It seems as if she’s realized this all too late. She steps off the train on her way back to London to get some air, and spies Thornton on the next train over. You can just see the luminescence of inner joy draw over her face like the opening of a drapery. He looks up and sees her too, and the same thing happens to his face. It’s a perfect portrayal of equal feeling. They both look beautiful even though they are clad in black, white and gray colors, they glow with expression.
For reasons I can’t explain without giving a plot summary, he hands her a yellow flower and then this amazing music pours into the scene a mix of plucking harp and strings. It’s so subtle, and yet it binds the entire last moments of the piece with a crucial artistry.
This is where the unbelievably gorgeous part comes in... While her lips are still pressed to his hand, he takes his other hand and gently puts it to her face, titling it upward to meet his own. He leans in slowly to kiss her, shallowly at first, then holds her face with both hands and then it’s fully mutual and incredible, right to the slow opening of both their eyes as the conductor calls for the train’s departure.

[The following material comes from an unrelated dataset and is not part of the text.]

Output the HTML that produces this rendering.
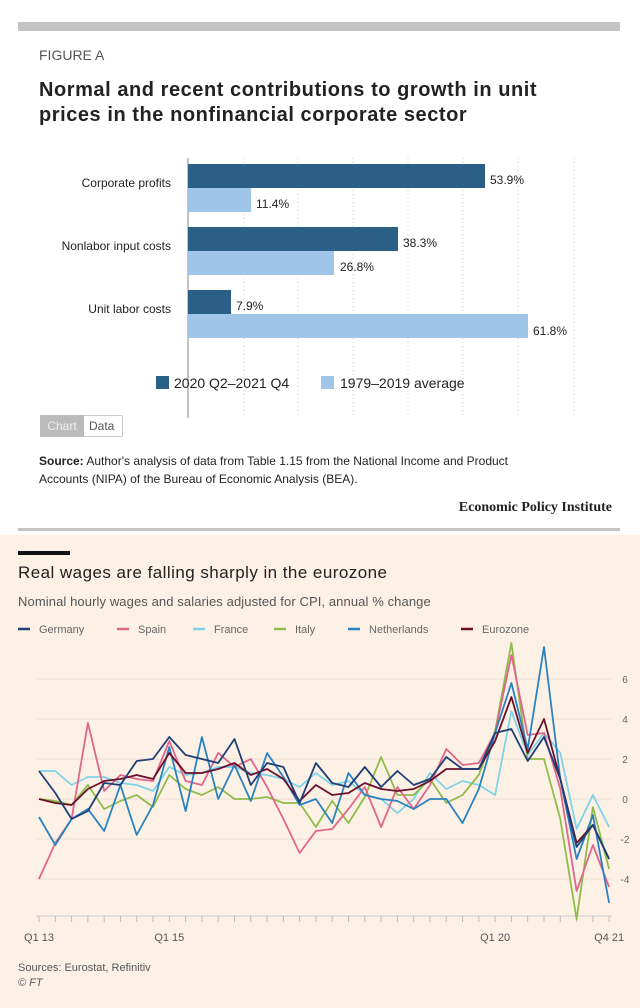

Like many things in the art, you have to see it, it’s a visual thing. The entire mini-series is phenomenal though and the tension between the two characters has so much build it practically tears your heart out, especially in the famous “Look back, look back at me…” moment. Anyway, I hope all you hopeless romantics out there will give it a shot and judge for yourself. If you know the value of a kiss, you won’t be disappointed.